- [Job]: Exactly the lines from the start of the data below through the line that contains "(482,126) -- (515.5,126);" are to be copied, with pictures left out.

- [Dataset excerpt]:
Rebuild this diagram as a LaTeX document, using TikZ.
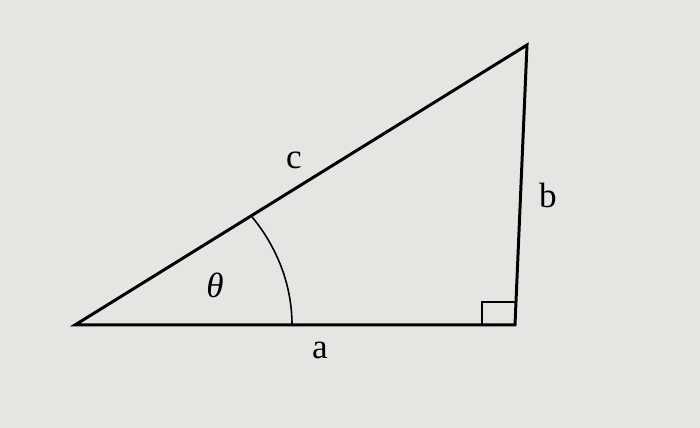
\documentclass[tikz,border=0pt]{standalone}
\usepackage{fontspec}
\setmainfont{Liberation Serif}
\usetikzlibrary{calc}
\definecolor{paper}{RGB}{229,230,226}
\tikzset{
	side/.style={black, line width=1.7pt, line join=miter},
	thin/.style={black, line width=0.9pt},
	lbl/.style={font=\fontsize{20}{24}\selectfont, inner sep=0pt}
}
\begin{document}
\begin{tikzpicture}[x=0.02cm, y=0.02cm]
		\fill[paper] (0,0) rectangle (700,428);
		\useasboundingbox (0,0) rectangle (700,428);

		\coordinate (A) at (75,103);
		\coordinate (B) at (515,103);
		\coordinate (C) at (527,383);

		\draw[side] (A) -- (B) -- (C) -- cycle;

		% right angle
		\draw[thin] (482,103) -- (482,126) -- (515.5,126);

		% angle arc
		\draw[thin] ($(A)+(217,0)$) arc[start angle=0, end angle=35.3, x radius=217, y radius=187];

		\node[lbl] (c) at (294,268) {c};
		\node[lbl] (b) at (548,233) {b};
		\node[lbl] (a) at (320,78) {a};
		\node[lbl] (t) at (215,143) {\textit{θ}};
	\end{tikzpicture}
\end{document}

- [The answer]:
Rebuild this diagram as a LaTeX document, using TikZ.
\documentclass[tikz,border=0pt]{standalone}
\usepackage{fontspec}
\setmainfont{Liberation Serif}
\usetikzlibrary{calc}
\definecolor{paper}{RGB}{229,230,226}
\tikzset{
	side/.style={black, line width=1.7pt, line join=miter},
	thin/.style={black, line width=0.9pt},
	lbl/.style={font=\fontsize{20}{24}\selectfont, inner sep=0pt}
}
\begin{document}
\begin{tikzpicture}[x=0.02cm, y=0.02cm]
		\fill[paper] (0,0) rectangle (700,428);
		\useasboundingbox (0,0) rectangle (700,428);

		\coordinate (A) at (75,103);
		\coordinate (B) at (515,103);
		\coordinate (C) at (527,383);

		\draw[side] (A) -- (B) -- (C) -- cycle;

		% right angle
		\draw[thin] (482,103) -- (482,126) -- (515.5,126);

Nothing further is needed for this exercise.